5. Towards a restorative society

With a strategy of developing these principles and practices, the R J C could be the leader of a movement towards a restorative society. It would start in schools and children’s services. Local mediation services would educate the public about restorative decision making and conflict resolution, and enable borderline cases to be diverted out of the criminal justice system. So to complete the picture, we need to flesh out the concept.

(a) Enabling reparation and rehabilitation: restorative justice is not just a matter of reparation by offenders, but ‘the community’ (i.e. the rest of us, individuals, organizations, local authorities) have to make it possible for them to do so.

(b) Feedback for social (preventive) policy: Staff and volunteers engaged in delivering restorative conferences will build up a picture of social needs conducive to crime; there should be channels by which they can pass this on to opinion-formers and social policy-makers.

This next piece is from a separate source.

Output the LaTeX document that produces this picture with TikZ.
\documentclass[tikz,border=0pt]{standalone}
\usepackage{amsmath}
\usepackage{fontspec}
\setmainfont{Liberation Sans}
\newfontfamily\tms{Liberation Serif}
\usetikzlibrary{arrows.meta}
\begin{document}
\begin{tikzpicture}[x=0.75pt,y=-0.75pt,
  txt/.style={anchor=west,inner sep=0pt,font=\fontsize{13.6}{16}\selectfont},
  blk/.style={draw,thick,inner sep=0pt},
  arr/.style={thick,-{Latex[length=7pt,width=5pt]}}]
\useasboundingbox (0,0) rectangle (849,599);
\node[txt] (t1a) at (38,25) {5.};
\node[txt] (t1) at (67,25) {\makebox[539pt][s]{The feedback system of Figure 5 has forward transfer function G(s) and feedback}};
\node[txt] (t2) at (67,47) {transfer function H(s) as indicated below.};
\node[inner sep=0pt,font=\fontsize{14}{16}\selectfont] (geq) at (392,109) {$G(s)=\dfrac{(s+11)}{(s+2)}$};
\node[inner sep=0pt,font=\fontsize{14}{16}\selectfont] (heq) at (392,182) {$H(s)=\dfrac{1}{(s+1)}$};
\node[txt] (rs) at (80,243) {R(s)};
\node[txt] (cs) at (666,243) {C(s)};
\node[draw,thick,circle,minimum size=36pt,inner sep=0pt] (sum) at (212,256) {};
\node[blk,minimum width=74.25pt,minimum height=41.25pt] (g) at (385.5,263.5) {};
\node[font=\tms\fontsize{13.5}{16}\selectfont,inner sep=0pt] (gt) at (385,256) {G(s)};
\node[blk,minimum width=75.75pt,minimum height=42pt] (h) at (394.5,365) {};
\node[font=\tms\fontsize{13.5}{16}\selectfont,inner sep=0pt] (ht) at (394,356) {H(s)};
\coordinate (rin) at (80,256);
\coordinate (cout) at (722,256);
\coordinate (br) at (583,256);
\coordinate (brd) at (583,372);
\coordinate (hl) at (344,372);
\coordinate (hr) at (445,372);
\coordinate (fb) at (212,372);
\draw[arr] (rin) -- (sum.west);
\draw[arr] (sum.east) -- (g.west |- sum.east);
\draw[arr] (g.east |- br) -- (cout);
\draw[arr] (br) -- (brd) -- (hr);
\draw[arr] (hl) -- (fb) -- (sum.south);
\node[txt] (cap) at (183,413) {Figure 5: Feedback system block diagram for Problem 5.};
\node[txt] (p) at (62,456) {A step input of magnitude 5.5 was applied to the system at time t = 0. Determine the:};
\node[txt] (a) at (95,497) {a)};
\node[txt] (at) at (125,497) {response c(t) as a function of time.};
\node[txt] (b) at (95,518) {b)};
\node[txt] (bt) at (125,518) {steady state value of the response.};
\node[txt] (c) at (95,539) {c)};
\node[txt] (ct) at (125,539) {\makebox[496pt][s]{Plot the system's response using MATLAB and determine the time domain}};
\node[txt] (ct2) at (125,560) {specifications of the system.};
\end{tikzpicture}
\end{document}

(c) Adequate support for Third Sector: Volunteers are good value for money, but they cannot function effectively without essential infrastructure: office, staff, hire of rooms, and so on. Skimping on this means that staff have to focus on applying for funds rather than providing the service.

(d) Recognising the new paradigm and upholding restorative values:  As the ‘voice’ of restorative justice, we need not only to campaign for it, but to try to make sure that it is fully understood. Restorative justice works on an essentially different psychological paradigm. The punishment/deterrence one is based on making people afraid of what will be done to themselves if they do wrong, whereas the restorative one is based on encouraging them to feel for the other person, whom they have harmed, and this often leads to the other person feeling for them, in other words empathy. Perhaps empathy should therefore have a place in our definition. In schools the same principle applies: to secure good behaviour because it will be in everyone’s interest, not under threat of punishment.

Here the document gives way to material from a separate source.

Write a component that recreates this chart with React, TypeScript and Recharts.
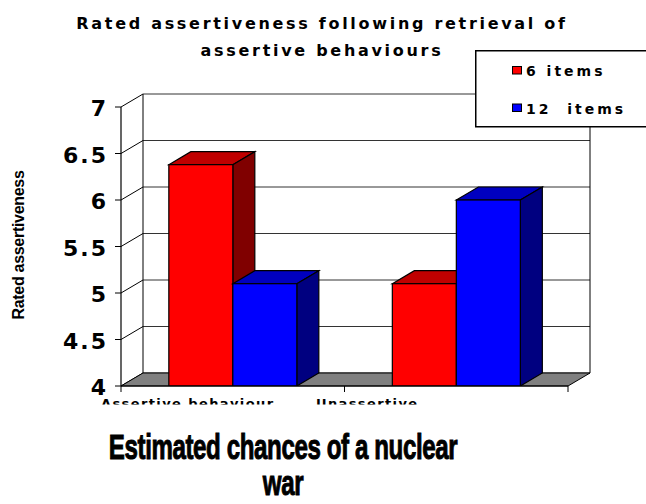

(e) Preventing dilution: the movement needs to be on its guard against tendencies to revert to former, punitive, authoritarian, adversarial ways of thinking.

(f) Including serious crimes, especially ‘crimes of the powerful’.

 6. Recommendations

So what should the R J C’s strategy be? I stress once again that I am not suggesting that we do everything at once, but propose a direction of travel – which may also be modified in the light of developments. In addition to the above (Section 5):

  1. Continue with accreditation of mediators/facilitators and trainers, and develop accreditation and a code of practice for mediation services (in consultation with them), working towards nationwide coverage, with regional groups. This would include a ‘How to’ manual for setting up a service or extending a community mediation service to undertake R J (CJ) work so that prosecutors and probation officers could refer cases to them (conditional cautions, requirements, victim enquiry work, etc.).
  2. Use the ‘Big Society’ agenda to encourage use of volunteers and NGOs as well as statutory sector.
  3. Apply for funds for development officer(s) for RJ(SJ) (schools, community etc.) and RJ(CJ).
  4. Apply for funds to establish working parties or sub-committees to work out detailed policies.

Martin Wright.1.9.2010

1 D. W. Van Ness (2006) RJ City: Phase 1 , Final Report.

2 Personal communications, 30.11.2009, 15.1.2010, 9.2.2010.

3 Joanna Shapland,et al (2004) Implementing restorative justice schemes (Crime Reduction Programme) A report on the first year. Home Office Online Report 32/04).